Start by identifying your weak areas through practice tests. Focus on understanding concepts rather than memorizing procedures. Create a study schedule that includes daily practice with a variety of problem types. Use resources like this calculator to check your work and understand the solution process. Time yourself to build speed and accuracy.
How can I improve my mental math skills for faster calculations?
Practice mental math daily with increasingly complex problems. Break down calculations into simpler parts. Use number properties and relationships to simplify computations. Play math games and use apps designed to improve mental calculation speed. The more you practice, the more natural these skills will become.
What are the most common mistakes students make on non-calculator sections?
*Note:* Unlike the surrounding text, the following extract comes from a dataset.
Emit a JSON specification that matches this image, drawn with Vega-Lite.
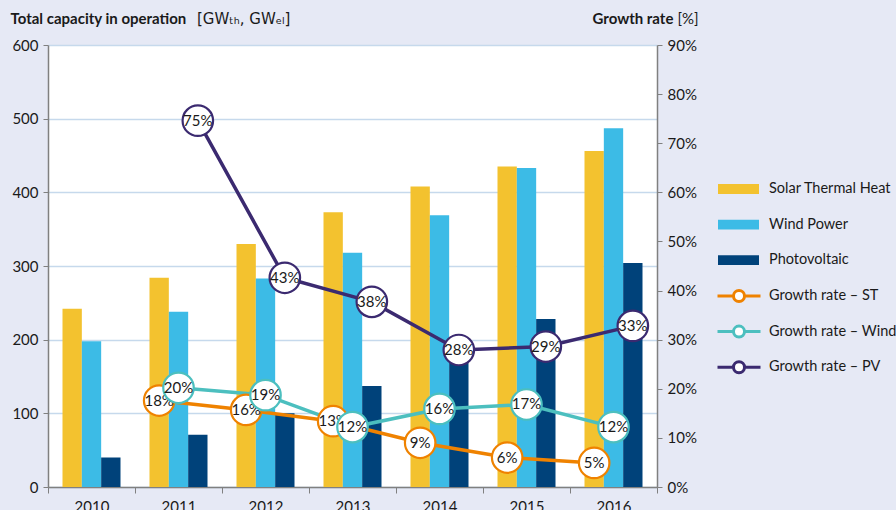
{
  "$schema": "https://vega.github.io/schema/vega-lite/v6.json",
  "width": 609,
  "height": 442,
  "autosize": {"type": "none"},
  "padding": {"left": 48, "top": 45, "right": 239, "bottom": 23},
  "background": "#e6e9f5",
  "config": {
    "font": "Lato",
    "view": {"fill": "white", "stroke": null},
    "axis": {
      "labelFont": "Lato", "labelFontSize": 15, "labelColor": "#1a1a1a",
      "domainColor": "#808080", "tickColor": "#808080", "domainWidth": 1.5,
      "titleFont": "Lato", "titleFontSize": 15, "titleColor": "#1a1a1a",
      "gridColor": "#c6d9ec", "gridWidth": 1.5
    },
    "legend": {"labelFont": "Lato", "labelFontSize": 14.5, "labelColor": "#1a1a1a"}
  },
  "title": {
    "text": "[GWₜₕ, GWₑₗ]",
    "anchor": "start", "frame": "group", "dx": 149, "dy": 20,
    "fontSize": 15, "fontWeight": "normal", "font": "DejaVu Sans", "color": "#1a1a1a"
  },
  "datasets": {
    "bars": [
      {"year": "2010", "group": "ST", "series": "Solar Thermal Heat", "value": 242},
      {"year": "2010", "group": "Wind", "series": "Wind Power", "value": 198},
      {"year": "2010", "group": "PV", "series": "Photovoltaic", "value": 40},
      {"year": "2011", "group": "ST", "series": "Solar Thermal Heat", "value": 284},
      {"year": "2011", "group": "Wind", "series": "Wind Power", "value": 238},
      {"year": "2011", "group": "PV", "series": "Photovoltaic", "value": 71},
      {"year": "2012", "group": "ST", "series": "Solar Thermal Heat", "value": 330},
      {"year": "2012", "group": "Wind", "series": "Wind Power", "value": 283},
      {"year": "2012", "group": "PV", "series": "Photovoltaic", "value": 100},
      {"year": "2013", "group": "ST", "series": "Solar Thermal Heat", "value": 373},
      {"year": "2013", "group": "Wind", "series": "Wind Power", "value": 318},
      {"year": "2013", "group": "PV", "series": "Photovoltaic", "value": 137},
      {"year": "2014", "group": "ST", "series": "Solar Thermal Heat", "value": 408},
      {"year": "2014", "group": "Wind", "series": "Wind Power", "value": 369},
      {"year": "2014", "group": "PV", "series": "Photovoltaic", "value": 177},
      {"year": "2015", "group": "ST", "series": "Solar Thermal Heat", "value": 435},
      {"year": "2015", "group": "Wind", "series": "Wind Power", "value": 433},
      {"year": "2015", "group": "PV", "series": "Photovoltaic", "value": 228},
      {"year": "2016", "group": "ST", "series": "Solar Thermal Heat", "value": 456},
      {"year": "2016", "group": "Wind", "series": "Wind Power", "value": 487},
      {"year": "2016", "group": "PV", "series": "Photovoltaic", "value": 304}
    ],
    "rates": [
      {"year": "2011", "group": "ST", "series": "Growth rate – ST", "rate": 0.176},
      {"year": "2012", "group": "ST", "series": "Growth rate – ST", "rate": 0.157},
      {"year": "2013", "group": "ST", "series": "Growth rate – ST", "rate": 0.134},
      {"year": "2014", "group": "ST", "series": "Growth rate – ST", "rate": 0.09},
      {"year": "2015", "group": "ST", "series": "Growth rate – ST", "rate": 0.06},
      {"year": "2016", "group": "ST", "series": "Growth rate – ST", "rate": 0.049},
      {"year": "2011", "group": "Wind", "series": "Growth rate – Wind", "rate": 0.202},
      {"year": "2012", "group": "Wind", "series": "Growth rate – Wind", "rate": 0.187},
      {"year": "2013", "group": "Wind", "series": "Growth rate – Wind", "rate": 0.122},
      {"year": "2014", "group": "Wind", "series": "Growth rate – Wind", "rate": 0.159},
      {"year": "2015", "group": "Wind", "series": "Growth rate – Wind", "rate": 0.168},
      {"year": "2016", "group": "Wind", "series": "Growth rate – Wind", "rate": 0.122},
      {"year": "2011", "group": "PV", "series": "Growth rate – PV", "rate": 0.746},
      {"year": "2012", "group": "PV", "series": "Growth rate – PV", "rate": 0.426},
      {"year": "2013", "group": "PV", "series": "Growth rate – PV", "rate": 0.377},
      {"year": "2014", "group": "PV", "series": "Growth rate – PV", "rate": 0.279},
      {"year": "2015", "group": "PV", "series": "Growth rate – PV", "rate": 0.286},
      {"year": "2016", "group": "PV", "series": "Growth rate – PV", "rate": 0.328}
    ]
  },
  "layer": [
    {
      "data": {"name": "bars"},
      "mark": {"type": "bar"},
      "encoding": {
        "x": {
          "field": "year", "type": "ordinal",
          "scale": {"paddingInner": 0, "paddingOuter": 0},
          "axis": {
            "title": "[%]", "titleX": 629, "titleY": -469, "titleAlign": "left", "titleAngle": 0,
            "titleBaseline": "middle", "titleFontWeight": "normal",
            "labelAngle": 0, "tickBand": "extent", "tickSize": 6, "labelPadding": 6
          }
        },
        "xOffset": {
          "field": "group", "type": "nominal",
          "scale": {"domain": ["ST", "Wind", "PV"], "paddingInner": 0, "paddingOuter": 0.75}
        },
        "y": {
          "field": "value", "type": "quantitative",
          "scale": {"domain": [0, 600], "nice": false},
          "axis": {
            "values": [0, 100, 200, 300, 400, 500, 600],
            "title": "Total capacity in operation", "titleX": -38, "titleY": -27,
            "titleAlign": "left", "titleAngle": 0, "titleBaseline": "middle", "titleFontWeight": "bold",
            "tickSize": 5, "labelPadding": 5, "grid": true
          }
        },
        "fill": {
          "field": "series", "type": "nominal",
          "scale": {"domain": ["Solar Thermal Heat", "Wind Power", "Photovoltaic"], "range": ["#f3c22f", "#3cbbe6", "#00427a"]},
          "legend": {
            "orient": "none", "legendX": 670, "legendY": 127, "title": null,
            "symbolType": "M-1,-0.24H1V0.24H-1Z", "symbolSize": 1681, "symbolStrokeWidth": 0,
            "clipHeight": 34, "rowPadding": 1.6, "labelOffset": 10, "labelLimit": 300, "padding": 0
          }
        }
      }
    },
    {
      "data": {"name": "rates"},
      "encoding": {
        "x": {"field": "year", "type": "ordinal"},
        "xOffset": {"field": "group", "type": "nominal"},
        "y": {
          "field": "rate", "type": "quantitative",
          "scale": {"domain": [0, 0.9], "nice": false},
          "axis": {
            "orient": "right", "format": ".0%",
            "values": [0, 0.1, 0.2, 0.3, 0.4, 0.5, 0.6, 0.7, 0.8, 0.9],
            "title": "Growth rate", "titleX": -65, "titleY": -27, "titleAlign": "left",
            "titleAngle": 0, "titleBaseline": "middle", "titleFontWeight": "bold",
            "tickSize": 5, "labelPadding": 5, "grid": false
          }
        }
      },
      "layer": [
        {
          "mark": {"type": "line", "strokeWidth": 3.5},
          "encoding": {
            "stroke": {
              "field": "series", "type": "nominal",
              "scale": {"domain": ["Growth rate – ST", "Growth rate – Wind", "Growth rate – PV"], "range": ["#ef8200", "#4cbfbf", "#3b2a70"]},
              "legend": {
                "orient": "none", "legendX": 668, "legendY": 234, "title": null,
                "symbolType": "M-1,0H-0.256M0.256,0H1M0.256,0A0.256,0.256,0,1,1,-0.256,0A0.256,0.256,0,1,1,0.256,0Z",
                "symbolSize": 1849, "symbolStrokeWidth": 3, "symbolFillColor": "white",
                "clipHeight": 34, "rowPadding": 1.6, "labelOffset": 7, "labelLimit": 300, "padding": 0,
                "encode": {"symbols": {"update": {"fill": {"value": "white"}}}}
              }
            }
          }
        },
        {
          "transform": [{"filter": "datum.group === 'ST'"}],
          "mark": {"type": "point", "filled": true, "fill": "white", "size": 930, "strokeWidth": 2.2, "opacity": 1},
          "encoding": {"stroke": {"field": "series", "type": "nominal"}}
        },
        {
          "transform": [{"filter": "datum.group === 'ST'"}],
          "mark": {"type": "text", "fontSize": 15, "color": "#1a1a1a"},
          "encoding": {"text": {"field": "rate", "type": "quantitative", "format": ".0%"}}
        },
        {
          "transform": [{"filter": "datum.group === 'Wind'"}],
          "mark": {"type": "point", "filled": true, "fill": "white", "size": 930, "strokeWidth": 2.2, "opacity": 1},
          "encoding": {"stroke": {"field": "series", "type": "nominal"}}
        },
        {
          "transform": [{"filter": "datum.group === 'Wind'"}],
          "mark": {"type": "text", "fontSize": 15, "color": "#1a1a1a"},
          "encoding": {"text": {"field": "rate", "type": "quantitative", "format": ".0%"}}
        },
        {
          "transform": [{"filter": "datum.group === 'PV'"}],
          "mark": {"type": "point", "filled": true, "fill": "white", "size": 930, "strokeWidth": 2.2, "opacity": 1},
          "encoding": {"stroke": {"field": "series", "type": "nominal"}}
        },
        {
          "transform": [{"filter": "datum.group === 'PV'"}],
          "mark": {"type": "text", "fontSize": 15, "color": "#1a1a1a"},
          "encoding": {"text": {"field": "rate", "type": "quantitative", "format": ".0%"}}
        }
      ]
    }
  ],
  "resolve": {"scale": {"y": "independent"}}
}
The most frequent errors include sign mistakes (especially with negative numbers), distribution errors when expanding parentheses, forgetting to perform operations on both sides of an equation, misapplying the order of operations, and calculation errors in multi-step problems. Careful attention to detail and double-checking work can prevent most of these mistakes.
How do I know which method to use for solving quadratic equations?
First, check if the equation can be factored easily (look for a GCF or perfect square trinomials). If factoring seems difficult, use the quadratic formula, which works for all quadratic equations. Completing the square is useful when you need the vertex form of the equation. For simple equations where b=0, you can often solve by taking square roots directly.
What strategies work best for word problems in non-calculator sections?
Read the problem carefully to understand what's being asked. Identify and define variables for unknown quantities. Translate the words into mathematical equations or inequalities. Draw diagrams or tables to organize information. Solve the equations systematically, then check if your answer makes sense in the context of the problem.
How can I remember all the formulas I need for non-calculator problems?
Create a personal formula sheet with all the equations you need to know. Understand the derivation of each formula rather than just memorizing it. Practice using the formulas in various contexts. Use mnemonic devices or songs to help remember complex formulas. Regular review and application will help commit them to memory.
What should I do if I get stuck on a non-calculator problem during a test?
First, take a deep breath and don't panic. Re-read the problem carefully to ensure you understand it. Try a different approach or method. Look for patterns or relationships you might have missed. If you're truly stuck, make an educated guess and move on to other problems. You can always return to it later if time permits.